French usually uses an article where English sometimes does too, and sometimes does not. Here le document simply means the document.
So:
- relire le document = reread the document
French generally requires an article before a noun unless there is another determiner already there, such as:
- mon document = my document
- ce document = this document
- un document = a document
You usually cannot just say relire document in standard French.
Une dernière fois means one last time.
This is an idiomatic expression:
- une dernière fois = one final time / one last time
By contrast, la dernière fois usually means the last time in the sense of the previous occasion.
Compare:
Je vais relire le document une dernière fois.
= I’m going to reread the document one last time.La dernière fois, j’ai oublié une erreur.
= Last time, I missed an error.
So une is used because it refers to one more final repetition, not to a past occasion.

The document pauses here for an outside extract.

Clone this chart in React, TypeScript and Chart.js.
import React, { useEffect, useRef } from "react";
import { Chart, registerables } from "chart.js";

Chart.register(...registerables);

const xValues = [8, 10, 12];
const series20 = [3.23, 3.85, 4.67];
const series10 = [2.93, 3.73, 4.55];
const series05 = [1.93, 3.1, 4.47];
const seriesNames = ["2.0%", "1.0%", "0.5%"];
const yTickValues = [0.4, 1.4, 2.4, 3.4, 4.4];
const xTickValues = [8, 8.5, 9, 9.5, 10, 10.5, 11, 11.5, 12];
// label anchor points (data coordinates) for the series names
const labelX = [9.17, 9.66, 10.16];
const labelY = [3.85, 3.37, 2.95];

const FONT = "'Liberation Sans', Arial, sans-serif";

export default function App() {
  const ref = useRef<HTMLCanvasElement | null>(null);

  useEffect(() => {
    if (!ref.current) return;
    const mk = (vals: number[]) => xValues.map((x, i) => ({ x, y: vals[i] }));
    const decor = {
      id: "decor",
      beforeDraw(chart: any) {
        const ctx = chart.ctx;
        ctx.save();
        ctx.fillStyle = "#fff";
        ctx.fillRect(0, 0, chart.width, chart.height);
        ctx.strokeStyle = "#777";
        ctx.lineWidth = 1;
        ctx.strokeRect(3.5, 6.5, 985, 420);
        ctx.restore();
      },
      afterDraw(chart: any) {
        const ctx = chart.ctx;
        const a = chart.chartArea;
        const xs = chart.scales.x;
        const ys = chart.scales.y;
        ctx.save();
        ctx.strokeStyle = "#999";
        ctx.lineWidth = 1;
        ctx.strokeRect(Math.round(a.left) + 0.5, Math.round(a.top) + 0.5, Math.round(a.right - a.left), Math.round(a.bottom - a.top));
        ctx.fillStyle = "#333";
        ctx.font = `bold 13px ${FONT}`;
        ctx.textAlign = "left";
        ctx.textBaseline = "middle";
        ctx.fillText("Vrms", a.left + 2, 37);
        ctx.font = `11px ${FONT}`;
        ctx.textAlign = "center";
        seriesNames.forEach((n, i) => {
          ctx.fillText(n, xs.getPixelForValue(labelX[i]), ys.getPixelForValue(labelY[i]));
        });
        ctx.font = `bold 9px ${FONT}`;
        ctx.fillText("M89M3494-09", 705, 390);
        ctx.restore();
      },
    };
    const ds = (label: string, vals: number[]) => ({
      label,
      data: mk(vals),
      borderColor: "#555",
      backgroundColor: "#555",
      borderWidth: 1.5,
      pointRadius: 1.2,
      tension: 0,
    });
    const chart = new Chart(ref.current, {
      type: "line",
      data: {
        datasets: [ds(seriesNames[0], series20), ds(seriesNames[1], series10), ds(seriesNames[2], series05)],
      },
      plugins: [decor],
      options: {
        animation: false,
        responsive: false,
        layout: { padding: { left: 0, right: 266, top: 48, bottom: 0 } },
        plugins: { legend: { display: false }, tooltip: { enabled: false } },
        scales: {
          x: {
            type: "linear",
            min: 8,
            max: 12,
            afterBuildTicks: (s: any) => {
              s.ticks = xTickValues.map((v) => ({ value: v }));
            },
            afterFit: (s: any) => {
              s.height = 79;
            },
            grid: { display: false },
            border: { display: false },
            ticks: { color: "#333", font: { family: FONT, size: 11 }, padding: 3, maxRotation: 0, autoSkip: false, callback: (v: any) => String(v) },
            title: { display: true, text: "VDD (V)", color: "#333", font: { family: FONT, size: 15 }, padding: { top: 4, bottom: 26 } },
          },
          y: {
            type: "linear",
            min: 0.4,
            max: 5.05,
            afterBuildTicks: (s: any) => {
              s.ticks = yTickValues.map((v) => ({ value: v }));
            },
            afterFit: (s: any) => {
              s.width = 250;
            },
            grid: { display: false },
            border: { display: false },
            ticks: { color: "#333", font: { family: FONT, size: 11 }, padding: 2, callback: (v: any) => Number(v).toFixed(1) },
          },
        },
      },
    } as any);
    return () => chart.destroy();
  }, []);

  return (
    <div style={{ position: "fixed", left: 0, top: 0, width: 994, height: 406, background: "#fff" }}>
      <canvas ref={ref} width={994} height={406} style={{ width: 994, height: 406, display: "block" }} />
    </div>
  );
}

In French, most adjectives come after the noun, but some common adjectives often come before it. Dernier / dernière is one of them in many common expressions.
So:
- une dernière fois = one last time
This word order is standard and idiomatic. You should learn une dernière fois as a fixed expression.
Also, dernière agrees with fois, which is feminine singular:
- une = feminine singular article
- dernière = feminine singular adjective
- fois = feminine noun
Both are possible in different contexts, but they do not mean exactly the same thing.

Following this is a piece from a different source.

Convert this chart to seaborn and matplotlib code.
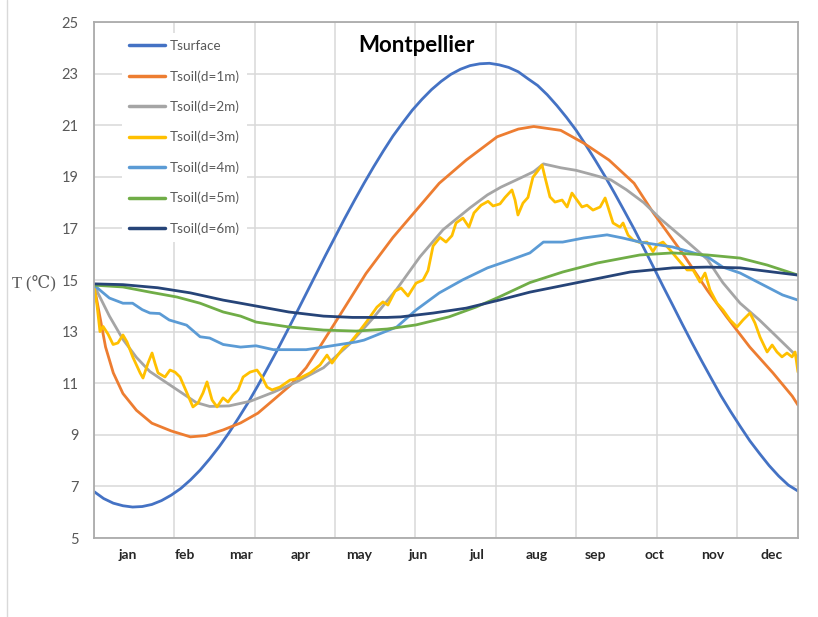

- avant d’envoyer le document = before sending the document
- avant de l’envoyer = before sending it
In your sentence, le document has already been mentioned, so French replaces it with the direct object pronoun le, which becomes l’ before a vowel.
So:
- le document → l’
- avant de l’envoyer = before sending it
This avoids repeating le document.
The l’ stands for le, meaning it, and it refers back to le document.
So the structure is:
- le document = the document
- l’ = it
French direct object pronouns come before the infinitive when attached to it in a structure like this:
- avant de l’envoyer
- literally: before it sending
- natural English: before sending it
The apostrophe is used because le becomes l’ before a vowel sound:
- le envoyer → l’envoyer
This contraction is required.
Because avant de + infinitive is the normal structure for before doing something when the subject is the same.
In your sentence, the person doing both actions is je:
- Je vais relire...
- ...avant de l’envoyer
That is why French uses:
- avant de + infinitive
Examples:
- Je mange avant de partir. = I eat before leaving.

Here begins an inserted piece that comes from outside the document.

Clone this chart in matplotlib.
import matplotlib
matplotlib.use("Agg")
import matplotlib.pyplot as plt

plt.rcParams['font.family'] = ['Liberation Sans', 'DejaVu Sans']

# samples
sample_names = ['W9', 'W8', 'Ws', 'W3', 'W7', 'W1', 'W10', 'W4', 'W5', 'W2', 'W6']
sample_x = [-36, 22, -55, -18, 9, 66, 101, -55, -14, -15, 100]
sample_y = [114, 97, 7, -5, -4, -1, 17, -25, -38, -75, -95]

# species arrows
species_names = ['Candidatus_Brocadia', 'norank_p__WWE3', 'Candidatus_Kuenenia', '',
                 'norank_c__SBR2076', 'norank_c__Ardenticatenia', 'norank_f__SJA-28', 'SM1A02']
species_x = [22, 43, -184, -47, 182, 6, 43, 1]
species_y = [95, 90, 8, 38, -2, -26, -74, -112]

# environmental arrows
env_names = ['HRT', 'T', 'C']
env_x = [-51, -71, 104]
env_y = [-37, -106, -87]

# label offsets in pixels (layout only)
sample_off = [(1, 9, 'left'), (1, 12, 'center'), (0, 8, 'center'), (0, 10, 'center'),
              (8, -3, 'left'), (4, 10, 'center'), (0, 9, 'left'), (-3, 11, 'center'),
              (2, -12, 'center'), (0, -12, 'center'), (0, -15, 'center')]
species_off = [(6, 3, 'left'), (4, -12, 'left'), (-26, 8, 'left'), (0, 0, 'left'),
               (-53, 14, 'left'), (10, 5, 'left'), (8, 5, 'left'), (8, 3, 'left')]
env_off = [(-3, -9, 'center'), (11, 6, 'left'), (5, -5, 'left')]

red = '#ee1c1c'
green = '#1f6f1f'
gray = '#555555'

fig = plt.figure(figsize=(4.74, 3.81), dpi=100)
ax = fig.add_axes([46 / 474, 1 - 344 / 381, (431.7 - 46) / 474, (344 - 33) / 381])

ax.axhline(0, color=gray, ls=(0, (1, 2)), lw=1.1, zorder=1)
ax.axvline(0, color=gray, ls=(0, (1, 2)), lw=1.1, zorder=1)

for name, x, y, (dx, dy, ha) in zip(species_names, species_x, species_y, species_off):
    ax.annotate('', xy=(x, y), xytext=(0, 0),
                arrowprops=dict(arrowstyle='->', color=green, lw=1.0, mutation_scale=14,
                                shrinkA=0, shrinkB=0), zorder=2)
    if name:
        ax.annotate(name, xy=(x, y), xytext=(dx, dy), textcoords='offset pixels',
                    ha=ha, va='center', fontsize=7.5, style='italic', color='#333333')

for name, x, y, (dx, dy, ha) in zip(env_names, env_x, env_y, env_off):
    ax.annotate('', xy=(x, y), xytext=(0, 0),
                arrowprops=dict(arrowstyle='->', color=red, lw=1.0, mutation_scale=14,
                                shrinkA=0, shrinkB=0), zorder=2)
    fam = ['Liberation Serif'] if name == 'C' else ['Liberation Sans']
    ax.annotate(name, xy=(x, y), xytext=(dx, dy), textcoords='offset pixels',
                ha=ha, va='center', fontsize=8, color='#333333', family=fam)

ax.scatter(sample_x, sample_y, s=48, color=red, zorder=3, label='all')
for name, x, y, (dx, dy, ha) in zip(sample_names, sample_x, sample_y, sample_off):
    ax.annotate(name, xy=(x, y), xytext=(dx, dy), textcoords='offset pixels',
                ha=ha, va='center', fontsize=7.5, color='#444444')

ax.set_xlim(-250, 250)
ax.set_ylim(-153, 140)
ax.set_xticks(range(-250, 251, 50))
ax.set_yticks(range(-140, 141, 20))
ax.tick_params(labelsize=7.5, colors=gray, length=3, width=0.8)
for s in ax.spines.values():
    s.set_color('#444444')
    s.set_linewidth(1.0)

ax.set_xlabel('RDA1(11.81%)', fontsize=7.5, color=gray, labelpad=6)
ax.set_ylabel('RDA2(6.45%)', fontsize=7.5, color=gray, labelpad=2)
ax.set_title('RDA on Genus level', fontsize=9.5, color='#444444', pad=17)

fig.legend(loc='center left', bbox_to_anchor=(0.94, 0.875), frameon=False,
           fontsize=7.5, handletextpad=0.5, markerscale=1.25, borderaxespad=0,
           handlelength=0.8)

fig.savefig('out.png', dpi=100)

- Elle réfléchit avant de répondre. = She thinks before answering.
If the subject changes, French usually uses avant que + subjunctive instead:
- Je vais relire le document avant qu’il ne l’envoie.
= I’m going to reread the document before he sends it.
In French, object pronouns normally come before the verb they belong to.
So French says:
- l’envoyer = to send it
not:
- envoyer-le
That post-verb position is not used here.
A few comparisons:
- Je veux le voir. = I want to see it / him.
- Avant de le faire... = Before doing it...
- Je vais l’envoyer. = I’m going to send it.
This is one of the biggest differences from English word order.
Because it follows avant de, and after de in this structure, French uses the infinitive.
So:
- avant de l’envoyer = before sending it
This is similar to English using the -ing form after before, but French uses the infinitive instead of a gerund here.
You can think of the pattern as:
- avant de + infinitive
Examples:
- avant de partir = before leaving
- avant de commencer = before starting
- avant de l’envoyer = before sending it
Yes, a couple of things may help:
- l’ links directly to envoyer
- the beginning sounds like lahn- rather than a fully separate le
- envoyer is pronounced roughly like ahn-vwa-yay
So l’envoyer sounds approximately like:
- lahn-vwa-yay
A few pronunciation points:
- en in envoyer is a nasal vowel
- -oyer is pronounced roughly -wa-yé
- the final r of the infinitive is silent
You do not pronounce l’ as a separate word the way you would in careful English speech.
Yes, that is possible.
Both of these are grammatical:
- Je vais relire le document une dernière fois avant de l’envoyer.
- Je vais relire une dernière fois le document avant de l’envoyer.
The first version is often the more neutral and natural order here. It presents the object first, then adds une dernière fois as extra information.
The second version puts slightly more emphasis on one last time.
So the difference is mostly about rhythm and focus, not basic meaning.